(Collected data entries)
******************************

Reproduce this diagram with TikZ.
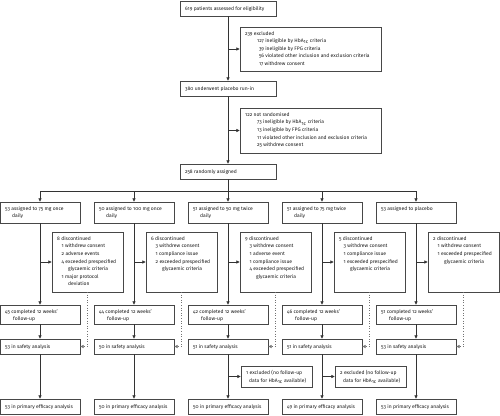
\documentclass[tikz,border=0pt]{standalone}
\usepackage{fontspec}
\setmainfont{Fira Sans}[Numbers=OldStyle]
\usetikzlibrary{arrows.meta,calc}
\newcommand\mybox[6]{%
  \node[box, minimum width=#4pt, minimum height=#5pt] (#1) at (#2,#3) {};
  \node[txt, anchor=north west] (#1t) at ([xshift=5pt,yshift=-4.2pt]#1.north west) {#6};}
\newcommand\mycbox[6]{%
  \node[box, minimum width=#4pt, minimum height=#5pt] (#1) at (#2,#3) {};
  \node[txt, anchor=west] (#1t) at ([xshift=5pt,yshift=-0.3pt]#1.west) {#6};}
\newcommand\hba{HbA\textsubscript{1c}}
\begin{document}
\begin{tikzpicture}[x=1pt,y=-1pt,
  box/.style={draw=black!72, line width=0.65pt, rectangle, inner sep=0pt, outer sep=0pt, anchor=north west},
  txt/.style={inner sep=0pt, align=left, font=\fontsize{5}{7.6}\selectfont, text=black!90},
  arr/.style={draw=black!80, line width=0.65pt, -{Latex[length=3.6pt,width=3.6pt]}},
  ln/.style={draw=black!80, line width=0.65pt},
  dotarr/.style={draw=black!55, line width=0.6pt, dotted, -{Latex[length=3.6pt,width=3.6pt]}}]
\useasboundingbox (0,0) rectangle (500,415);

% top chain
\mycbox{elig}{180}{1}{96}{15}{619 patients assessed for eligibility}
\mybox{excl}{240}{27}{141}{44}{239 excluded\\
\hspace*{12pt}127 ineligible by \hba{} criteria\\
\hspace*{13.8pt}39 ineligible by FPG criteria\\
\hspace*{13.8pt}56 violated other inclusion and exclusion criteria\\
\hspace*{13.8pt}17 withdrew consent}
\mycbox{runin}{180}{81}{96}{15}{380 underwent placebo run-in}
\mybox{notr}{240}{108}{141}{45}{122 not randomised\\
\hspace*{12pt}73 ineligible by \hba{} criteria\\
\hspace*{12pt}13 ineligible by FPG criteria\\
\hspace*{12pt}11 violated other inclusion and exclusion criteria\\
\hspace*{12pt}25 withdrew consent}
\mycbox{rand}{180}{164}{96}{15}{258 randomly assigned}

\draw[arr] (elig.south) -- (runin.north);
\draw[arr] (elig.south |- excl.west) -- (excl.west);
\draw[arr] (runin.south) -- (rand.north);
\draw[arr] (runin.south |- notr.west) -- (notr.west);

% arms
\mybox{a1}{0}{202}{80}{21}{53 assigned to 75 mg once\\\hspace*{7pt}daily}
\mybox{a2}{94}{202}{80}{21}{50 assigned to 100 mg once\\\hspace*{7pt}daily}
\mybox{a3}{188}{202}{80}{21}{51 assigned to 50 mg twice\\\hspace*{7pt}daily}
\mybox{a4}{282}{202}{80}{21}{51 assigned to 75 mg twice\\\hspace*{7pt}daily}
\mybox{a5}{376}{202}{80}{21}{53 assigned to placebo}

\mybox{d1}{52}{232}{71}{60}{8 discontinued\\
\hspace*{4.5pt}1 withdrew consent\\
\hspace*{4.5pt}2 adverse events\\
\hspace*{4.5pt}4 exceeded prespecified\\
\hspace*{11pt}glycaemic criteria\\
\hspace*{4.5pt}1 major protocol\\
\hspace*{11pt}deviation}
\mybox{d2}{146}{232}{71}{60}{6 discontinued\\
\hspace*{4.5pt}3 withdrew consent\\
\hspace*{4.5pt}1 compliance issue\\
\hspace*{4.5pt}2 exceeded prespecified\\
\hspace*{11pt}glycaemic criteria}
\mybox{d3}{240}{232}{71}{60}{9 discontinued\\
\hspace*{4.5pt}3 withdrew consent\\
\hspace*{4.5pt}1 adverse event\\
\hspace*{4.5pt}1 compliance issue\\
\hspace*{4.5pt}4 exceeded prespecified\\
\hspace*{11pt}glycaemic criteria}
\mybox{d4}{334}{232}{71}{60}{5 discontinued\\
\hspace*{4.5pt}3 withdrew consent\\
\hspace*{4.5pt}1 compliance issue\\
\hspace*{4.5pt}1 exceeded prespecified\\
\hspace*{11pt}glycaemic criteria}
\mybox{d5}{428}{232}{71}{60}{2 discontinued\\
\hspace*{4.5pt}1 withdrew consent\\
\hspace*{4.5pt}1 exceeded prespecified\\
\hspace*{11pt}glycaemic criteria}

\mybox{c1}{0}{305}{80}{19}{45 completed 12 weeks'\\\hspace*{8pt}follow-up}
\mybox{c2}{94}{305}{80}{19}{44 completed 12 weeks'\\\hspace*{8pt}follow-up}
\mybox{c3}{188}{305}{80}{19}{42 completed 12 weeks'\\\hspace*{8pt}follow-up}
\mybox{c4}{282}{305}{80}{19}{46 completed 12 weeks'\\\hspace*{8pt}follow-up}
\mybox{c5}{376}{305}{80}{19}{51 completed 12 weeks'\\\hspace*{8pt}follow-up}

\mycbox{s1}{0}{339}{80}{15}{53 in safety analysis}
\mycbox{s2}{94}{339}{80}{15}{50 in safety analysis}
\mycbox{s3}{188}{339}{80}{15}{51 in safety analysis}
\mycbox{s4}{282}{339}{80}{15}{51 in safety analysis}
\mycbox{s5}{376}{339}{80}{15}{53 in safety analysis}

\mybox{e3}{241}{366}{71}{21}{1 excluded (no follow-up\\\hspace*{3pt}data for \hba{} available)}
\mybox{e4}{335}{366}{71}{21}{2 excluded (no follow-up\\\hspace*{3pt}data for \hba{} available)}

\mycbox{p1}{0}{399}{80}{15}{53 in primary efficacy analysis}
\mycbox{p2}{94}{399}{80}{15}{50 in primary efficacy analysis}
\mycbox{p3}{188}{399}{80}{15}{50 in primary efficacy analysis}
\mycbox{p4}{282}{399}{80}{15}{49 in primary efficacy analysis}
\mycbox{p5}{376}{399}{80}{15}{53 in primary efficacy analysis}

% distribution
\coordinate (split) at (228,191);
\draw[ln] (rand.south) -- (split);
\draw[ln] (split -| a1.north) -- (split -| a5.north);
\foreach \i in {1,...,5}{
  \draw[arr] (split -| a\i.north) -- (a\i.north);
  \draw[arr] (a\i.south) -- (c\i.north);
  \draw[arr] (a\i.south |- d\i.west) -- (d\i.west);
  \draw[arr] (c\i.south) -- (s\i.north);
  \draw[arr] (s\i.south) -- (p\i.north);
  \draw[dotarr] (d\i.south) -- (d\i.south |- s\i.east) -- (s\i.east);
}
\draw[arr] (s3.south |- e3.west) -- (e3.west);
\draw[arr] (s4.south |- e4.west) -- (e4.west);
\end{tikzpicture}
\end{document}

******************************

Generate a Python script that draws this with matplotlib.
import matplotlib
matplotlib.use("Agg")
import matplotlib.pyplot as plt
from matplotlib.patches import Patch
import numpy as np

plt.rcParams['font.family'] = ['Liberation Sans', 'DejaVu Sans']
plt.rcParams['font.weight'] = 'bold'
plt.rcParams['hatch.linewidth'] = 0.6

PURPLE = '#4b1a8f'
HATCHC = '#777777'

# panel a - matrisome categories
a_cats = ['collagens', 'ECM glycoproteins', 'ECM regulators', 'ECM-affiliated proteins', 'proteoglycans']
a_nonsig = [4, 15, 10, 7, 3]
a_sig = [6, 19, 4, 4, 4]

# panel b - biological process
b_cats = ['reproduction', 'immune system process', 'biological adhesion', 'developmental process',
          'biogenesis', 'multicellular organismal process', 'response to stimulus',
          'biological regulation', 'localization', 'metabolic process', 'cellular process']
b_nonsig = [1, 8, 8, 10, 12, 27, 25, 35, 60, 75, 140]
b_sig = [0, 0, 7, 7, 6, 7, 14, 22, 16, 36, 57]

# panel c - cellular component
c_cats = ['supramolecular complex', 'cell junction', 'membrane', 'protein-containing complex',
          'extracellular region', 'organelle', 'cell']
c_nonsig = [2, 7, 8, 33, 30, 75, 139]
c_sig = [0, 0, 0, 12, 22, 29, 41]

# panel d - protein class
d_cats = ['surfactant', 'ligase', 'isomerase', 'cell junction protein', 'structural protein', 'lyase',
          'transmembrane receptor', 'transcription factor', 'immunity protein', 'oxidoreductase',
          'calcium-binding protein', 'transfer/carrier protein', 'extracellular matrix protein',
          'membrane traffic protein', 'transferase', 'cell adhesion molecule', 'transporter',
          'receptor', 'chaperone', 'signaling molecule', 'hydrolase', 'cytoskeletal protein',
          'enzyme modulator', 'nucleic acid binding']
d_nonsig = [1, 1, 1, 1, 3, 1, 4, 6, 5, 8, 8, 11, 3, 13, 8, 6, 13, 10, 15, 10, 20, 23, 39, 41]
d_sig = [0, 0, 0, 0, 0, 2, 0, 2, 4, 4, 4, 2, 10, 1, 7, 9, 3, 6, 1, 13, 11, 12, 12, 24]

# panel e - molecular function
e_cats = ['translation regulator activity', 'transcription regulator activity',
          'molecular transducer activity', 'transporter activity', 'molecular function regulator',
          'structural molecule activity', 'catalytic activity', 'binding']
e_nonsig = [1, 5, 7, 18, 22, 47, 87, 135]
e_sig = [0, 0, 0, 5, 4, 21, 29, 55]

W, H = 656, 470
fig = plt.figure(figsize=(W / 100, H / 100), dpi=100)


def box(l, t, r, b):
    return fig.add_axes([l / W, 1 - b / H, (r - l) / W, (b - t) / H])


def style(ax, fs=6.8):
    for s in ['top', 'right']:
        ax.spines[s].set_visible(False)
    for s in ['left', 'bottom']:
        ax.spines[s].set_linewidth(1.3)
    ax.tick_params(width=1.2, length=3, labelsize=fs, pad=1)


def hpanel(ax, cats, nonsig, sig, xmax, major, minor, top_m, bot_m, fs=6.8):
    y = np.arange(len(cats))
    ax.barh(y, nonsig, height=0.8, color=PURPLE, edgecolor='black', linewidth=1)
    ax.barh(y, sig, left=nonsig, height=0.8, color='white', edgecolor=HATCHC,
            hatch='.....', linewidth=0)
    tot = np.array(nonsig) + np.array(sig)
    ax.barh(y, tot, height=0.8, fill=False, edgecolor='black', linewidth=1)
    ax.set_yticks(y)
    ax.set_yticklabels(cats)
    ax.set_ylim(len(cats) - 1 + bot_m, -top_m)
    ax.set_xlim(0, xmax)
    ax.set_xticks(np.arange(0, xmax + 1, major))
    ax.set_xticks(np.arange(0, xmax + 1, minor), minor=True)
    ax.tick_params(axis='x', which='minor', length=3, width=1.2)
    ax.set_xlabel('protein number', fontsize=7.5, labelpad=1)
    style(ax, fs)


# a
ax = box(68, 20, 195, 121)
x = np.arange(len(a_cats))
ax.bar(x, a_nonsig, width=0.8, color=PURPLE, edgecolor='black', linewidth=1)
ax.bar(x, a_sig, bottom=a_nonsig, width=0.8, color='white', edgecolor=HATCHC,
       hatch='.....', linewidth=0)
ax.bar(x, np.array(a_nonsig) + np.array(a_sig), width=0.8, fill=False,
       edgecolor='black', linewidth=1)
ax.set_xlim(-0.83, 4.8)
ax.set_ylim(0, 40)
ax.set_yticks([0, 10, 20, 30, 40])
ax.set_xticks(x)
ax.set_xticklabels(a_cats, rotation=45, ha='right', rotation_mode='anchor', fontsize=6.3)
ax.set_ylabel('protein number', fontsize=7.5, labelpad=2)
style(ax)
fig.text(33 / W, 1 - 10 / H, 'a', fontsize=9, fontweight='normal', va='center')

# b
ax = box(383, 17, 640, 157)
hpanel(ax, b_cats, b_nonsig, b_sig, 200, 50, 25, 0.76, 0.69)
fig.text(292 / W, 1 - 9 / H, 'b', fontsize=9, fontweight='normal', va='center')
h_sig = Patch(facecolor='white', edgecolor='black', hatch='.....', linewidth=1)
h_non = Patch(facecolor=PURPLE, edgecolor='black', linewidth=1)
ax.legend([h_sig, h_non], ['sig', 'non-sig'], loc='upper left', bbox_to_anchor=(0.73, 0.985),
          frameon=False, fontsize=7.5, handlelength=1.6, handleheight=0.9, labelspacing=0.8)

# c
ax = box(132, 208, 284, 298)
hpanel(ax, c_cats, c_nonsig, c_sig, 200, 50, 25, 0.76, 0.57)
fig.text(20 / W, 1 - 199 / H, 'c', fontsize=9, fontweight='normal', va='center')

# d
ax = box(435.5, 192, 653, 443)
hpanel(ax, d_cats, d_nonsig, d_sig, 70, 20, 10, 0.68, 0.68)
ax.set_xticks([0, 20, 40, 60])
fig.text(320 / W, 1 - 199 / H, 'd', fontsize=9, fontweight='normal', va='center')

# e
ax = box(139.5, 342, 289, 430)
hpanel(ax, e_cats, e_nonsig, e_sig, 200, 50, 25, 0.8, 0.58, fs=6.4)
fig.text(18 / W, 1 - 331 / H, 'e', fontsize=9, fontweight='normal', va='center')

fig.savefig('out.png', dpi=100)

******************************

**Set exercise**: Give again the lines from "Reproduce this diagram with TikZ." to "(0,0) rectangle (500,415);" exactly, both of those lines included, and do not include any pictures.

**Solution to this task**:
Reproduce this diagram with TikZ.
\documentclass[tikz,border=0pt]{standalone}
\usepackage{fontspec}
\setmainfont{Fira Sans}[Numbers=OldStyle]
\usetikzlibrary{arrows.meta,calc}
\newcommand\mybox[6]{%
  \node[box, minimum width=#4pt, minimum height=#5pt] (#1) at (#2,#3) {};
  \node[txt, anchor=north west] (#1t) at ([xshift=5pt,yshift=-4.2pt]#1.north west) {#6};}
\newcommand\mycbox[6]{%
  \node[box, minimum width=#4pt, minimum height=#5pt] (#1) at (#2,#3) {};
  \node[txt, anchor=west] (#1t) at ([xshift=5pt,yshift=-0.3pt]#1.west) {#6};}
\newcommand\hba{HbA\textsubscript{1c}}
\begin{document}
\begin{tikzpicture}[x=1pt,y=-1pt,
  box/.style={draw=black!72, line width=0.65pt, rectangle, inner sep=0pt, outer sep=0pt, anchor=north west},
  txt/.style={inner sep=0pt, align=left, font=\fontsize{5}{7.6}\selectfont, text=black!90},
  arr/.style={draw=black!80, line width=0.65pt, -{Latex[length=3.6pt,width=3.6pt]}},
  ln/.style={draw=black!80, line width=0.65pt},
  dotarr/.style={draw=black!55, line width=0.6pt, dotted, -{Latex[length=3.6pt,width=3.6pt]}}]
\useasboundingbox (0,0) rectangle (500,415);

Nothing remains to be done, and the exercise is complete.